Northrup Grumman is relocating east from Los Angeles to the Washington area to be closer to its largest customer – the U.S. government. Maryland and Virginia are in play for possible locations for the new corporate headquarters.


I thought about the ramifications of such a move. New jobs, a boost to economic development, increased tax base, real estate sales, income, and more jobs. This could be a better, more solid long term economic solution for Maryland than placing bets on yet-to-be-seen slots revenue.


Too bad we aren’t competitive with Virginia.


Oh yeah, the press might report Maryland and Virginia will be in competition for the relocation and, theoretically, the executives and press relations at Northrup Grumman might even say the same. But realistically Virginia cleans Maryland’s clock in economic development.


Virginia is less burdensome from a regulatory environment; it is a right to work state and it is just plain more business friendly. Maryland, in the past three years, dropped from 25th to 45th in business rankings under Gov. Martin O’Malley and his Democrat dominated legislature. You can bet the board of directors at Northrup is aware of this fact, too.

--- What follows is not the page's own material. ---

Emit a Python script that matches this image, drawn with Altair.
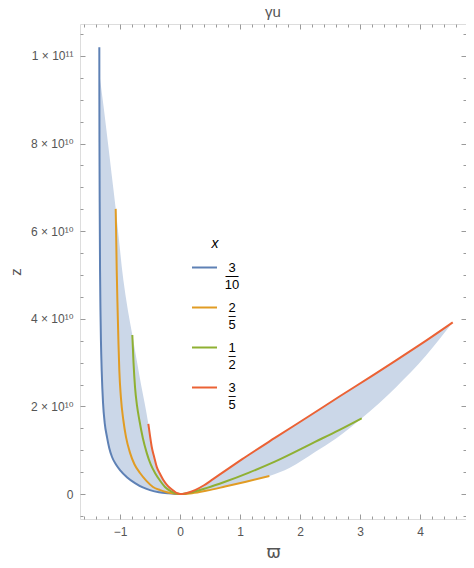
import altair as alt
import pandas as pd

FONT = "Liberation Sans, Arial, DejaVu Sans"

# ---------------- data (z in units of 1e10) ----------------
series_names = ["3/10", "2/5", "1/2", "3/5"]
series_colors = ["#5e81b5", "#e19c24", "#8fb032", "#eb6235"]

blue_w = [-1.345, -1.344, -1.342, -1.338, -1.333, -1.326, -1.318, -1.305, -1.283, -1.255,
          -1.217, -1.18, -1.133, -1.07, -1.0, -0.88, -0.75, -0.62, -0.5, -0.35, -0.2, -0.08, 0.0]
blue_z = [10.2, 9.0, 7.8, 6.4, 5.11, 4.2, 3.5, 2.8, 2.08, 1.62,
          1.30, 1.05, 0.845, 0.68, 0.548, 0.38, 0.25, 0.15, 0.09, 0.04, 0.015, 0.003, 0.0]

orange_w = [-1.072, -1.063, -1.055, -1.04, -1.025, -1.012, -0.985, -0.945, -0.9, -0.833, -0.76,
            -0.667, -0.56, -0.45, -0.33, -0.217, -0.1, 0.0,
            0.2, 0.45, 0.75, 1.1, 1.489]
orange_z = [6.51, 5.8, 5.11, 4.2, 3.4, 2.83, 2.2, 1.69, 1.3, 0.94, 0.68,
            0.48, 0.3, 0.16, 0.09, 0.04, 0.01, 0.0,
            0.02, 0.08, 0.17, 0.28, 0.41]

green_w = [-0.795, -0.775, -0.75, -0.715, -0.678, -0.62, -0.555, -0.49, -0.417, -0.33, -0.25,
           -0.15, -0.06, 0.0,
           0.19, 0.45, 0.75, 1.15, 1.58, 2.25, 2.65, 3.028]
green_z = [3.63, 3.0, 2.44, 2.0, 1.69, 1.28, 0.94, 0.68, 0.48, 0.3, 0.16,
           0.06, 0.01, 0.0,
           0.04, 0.14, 0.28, 0.49, 0.74, 1.19, 1.46, 1.73]

red_w = [-0.528, -0.5, -0.472, -0.43, -0.388, -0.33, -0.278, -0.2, -0.112, -0.05, 0.0,
         0.1, 0.25, 0.4, 0.55, 0.75, 1.03, 1.58, 2.14, 2.65, 3.167, 3.6, 4.0, 4.545]
red_z = [1.60, 1.33, 1.08, 0.84, 0.62, 0.45, 0.32, 0.18, 0.08, 0.02, 0.0,
         0.02, 0.09, 0.2, 0.34, 0.53, 0.79, 1.28, 1.77, 2.22, 2.67, 3.05, 3.41, 3.92]

# shaded region, left part (as function of z)
bandL_z = [0, 0.02, 0.09, 0.25, 0.55, 0.85, 1.08, 1.3, 1.6, 2.08, 2.5, 3.0, 3.63,
           4.2, 4.89, 5.7, 6.51, 7.3, 8.0, 8.8, 9.6]
bandL_lo = [-0.02, -0.19, -0.5, -0.75, -1.0, -1.133, -1.185, -1.217, -1.245, -1.283, -1.3,
            -1.312, -1.322, -1.327, -1.333, -1.336, -1.339, -1.341, -1.342, -1.344, -1.345]
bandL_hi = [0.0, -0.05, -0.12, -0.24, -0.37, -0.43, -0.472, -0.497, -0.528, -0.59, -0.65,
            -0.715, -0.795, -0.87, -0.945, -1.01, -1.072, -1.14, -1.2, -1.27, -1.345]

# shaded region, right part (as function of w)
bandR_w = [0, 0.2, 0.45, 0.75, 1.1, 1.489, 1.83, 2.25, 2.6, 3.028, 3.6, 4.1, 4.545]
bandR_lo = [0, 0.02, 0.08, 0.17, 0.28, 0.41, 0.6, 0.96, 1.27, 1.73, 2.44, 3.16, 3.92]
bandR_hi = [0, 0.065, 0.245, 0.53, 0.85, 1.2, 1.5, 1.87, 2.18, 2.55, 3.05, 3.5, 3.92]

x_major = [-1, 0, 1, 2, 3, 4]
x_minor = [-1.6, -1.4, -1.2, -0.8, -0.6, -0.4, -0.2, 0.2, 0.4, 0.6, 0.8, 1.2, 1.4, 1.6, 1.8,
           2.2, 2.4, 2.6, 2.8, 3.2, 3.4, 3.6, 3.8, 4.2, 4.4, 4.6]
y_major = [0, 2, 4, 6, 8, 10]
y_minor = [-0.5, 0.5, 1, 1.5, 2.5, 3, 3.5, 4.5, 5, 5.5, 6.5, 7, 7.5, 8.5, 9, 9.5, 10.5]

x_domain = [-1.667, 4.766]
y_domain = [-0.57, 10.73]

# ---------------- tables ----------------
rows = []
for name, ws, zs in [("3/10", blue_w, blue_z), ("2/5", orange_w, orange_z),
                     ("1/2", green_w, green_z), ("3/5", red_w, red_z)]:
    for i, (a, b) in enumerate(zip(ws, zs)):
        rows.append({"series": name, "w": a, "z": b, "i": i})
lines_df = pd.DataFrame(rows)
bandL_df = pd.DataFrame({"z": bandL_z, "lo": bandL_lo, "hi": bandL_hi})
bandR_df = pd.DataFrame({"w": bandR_w, "lo": bandR_lo, "hi": bandR_hi})

xs = alt.Scale(domain=x_domain, nice=False, zero=False)
ys = alt.Scale(domain=y_domain, nice=False, zero=False)

common = dict(domain=False, grid=False, tickColor="#9a9a9a", tickWidth=1,
              labelColor="#555555", labelFont=FONT, labelFontSize=12)


def tick_axis(orient, values, size, labels=False, **kw):
    return alt.Axis(orient=orient, values=values, tickSize=size, offset=-size,
                    labels=labels, title=None, **{**common, **kw})


ax_bottom = alt.Axis(orient="bottom", values=x_major, tickSize=5, offset=-5, labelPadding=7,
                     title="\u03d6", titleFontSize=17, titleColor="#555555",
                     titleFont="DejaVu Sans", titleFontWeight="normal", titlePadding=7,
                     labelFlush=False, **common)
ax_left = alt.Axis(orient="left", values=y_major, tickSize=5, offset=-5, labelPadding=7,
                   labelExpr="datum.value == 0 ? '0' : (datum.value == 10 ? '1 \u00d7 10\u00b9\u00b9' : datum.value + ' \u00d7 10\u00b9\u2070')",
                   title="z", titleFontSize=15, titleColor="#555555", titleFont=FONT,
                   titleFontWeight="normal", titlePadding=7, labelFlush=False, **common)

bandL = alt.Chart(bandL_df).mark_area(color="#cbd7e8", orient="horizontal",
                                      interpolate="monotone").encode(
    y=alt.Y("z:Q", scale=ys, axis=tick_axis("left", y_minor, 3)),
    x=alt.X("lo:Q", scale=xs, axis=tick_axis("bottom", x_minor, 3)),
    x2="hi:Q",
)

bandR = alt.Chart(bandR_df).mark_area(color="#cbd7e8", interpolate="monotone").encode(
    x=alt.X("w:Q", scale=xs, axis=tick_axis("top", x_major, 5)),
    y=alt.Y("lo:Q", scale=ys, axis=tick_axis("right", y_major, 5)),
    y2="hi:Q",
)

lines = alt.Chart(lines_df).mark_line(strokeWidth=2, interpolate="monotone").encode(
    x=alt.X("w:Q", scale=xs, axis=ax_bottom),
    y=alt.Y("z:Q", scale=ys, axis=ax_left),
    color=alt.Color(
        "series:N",
        sort=series_names,
        scale=alt.Scale(domain=series_names, range=series_colors),
        legend=alt.Legend(
            title="x", orient="none", legendX=111, legendY=213,
            titleFont=FONT, titleFontStyle="italic", titleFontSize=14, titleFontWeight="normal",
            titleColor="#000000", titleAnchor="middle", titlePadding=3,
            labelFont=FONT, labelFontSize=13, labelColor="#000000", labelAlign="center",
            labelOffset=14,
            labelExpr="datum.label == '3/10' ? ['3', '\u2014', '10'] : [split(datum.label, '/')[0], '\u2013', split(datum.label, '/')[1]]",
            symbolType="stroke", symbolSize=625, symbolStrokeWidth=2, rowPadding=2, padding=0,
        ),
    ),
    order="i:Q",
)

ghost = alt.Chart(lines_df).mark_point(opacity=0).encode(
    x=alt.X("w:Q", scale=xs, axis=tick_axis("top", x_minor, 3)),
    y=alt.Y("z:Q", scale=ys, axis=tick_axis("right", y_minor, 3)),
)

chart = alt.layer(bandL, bandR, lines, ghost).resolve_axis(
    x="independent", y="independent"
).properties(
    width=386, height=495,
    title=alt.TitleParams("\u03b3u", fontSize=15, color="#555555", font=FONT,
                          fontWeight="normal", offset=4),
    padding={"left": 72, "top": 16, "right": 0, "bottom": 41},
    autosize=alt.AutoSizeParams(type="none"),
).configure_view(stroke="#a6a6a6", strokeWidth=1).configure(
    style={"guide-label": {"lineHeight": 8.75}}
)

chart.save("out.html", embed_options={"renderer": "svg", "actions": False})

They are also aware of the marginal tax rates on executives. Reality is that these well-paid people will decide where their corporation plunks down its cash for the new headquarters based on some personal factors, too. Maryland’s “Millionaires Tax” takes us out of the game.


You see, in Maryland we went from a flat rate tax prior to 2007 to over a five percent increase with the 2007 Special Session called by Governor O’Malley to fill in the revenue hole he created. Less than a year later the “Millionaire Tax” increase shot to well over six percent.


Even if all other factors were equal, which they are not, no self-respecting board member will choose relocation to a state with a higher personal tax rate. They have no incentive thanks to short sightedness of Maryland’s current governor and his economically clueless Democrat controlled legislature.


Such a lack of business understanding will cause Maryland to lag behind in economic recovery from our current recession. The states that have figured out that a business friendly environment is one of the keys to economic recovery will be ahead of us and way ahead of the curve.


States, which are open for business and understand private sector jobs are the key, will be the states that end up with greater government services and lower overall tax burdens.


In our state too often small businesses are arm-twisted to donate and vote for those who are anti-business with the hope of a seat at the table or – at least – able to gather the fallen crumbs from the tabletop. They fear repercussion. They can’t relocate, in most cases, to a more favorable business climate.


The board of Northrup Grumman plays in a different game. They will react to stupid business decisions made by politicians who are economy-challenged. Theoretically Maryland might compete, but my bet is this: the new Republican governor in the “Old Dominion State” will soon close the deal.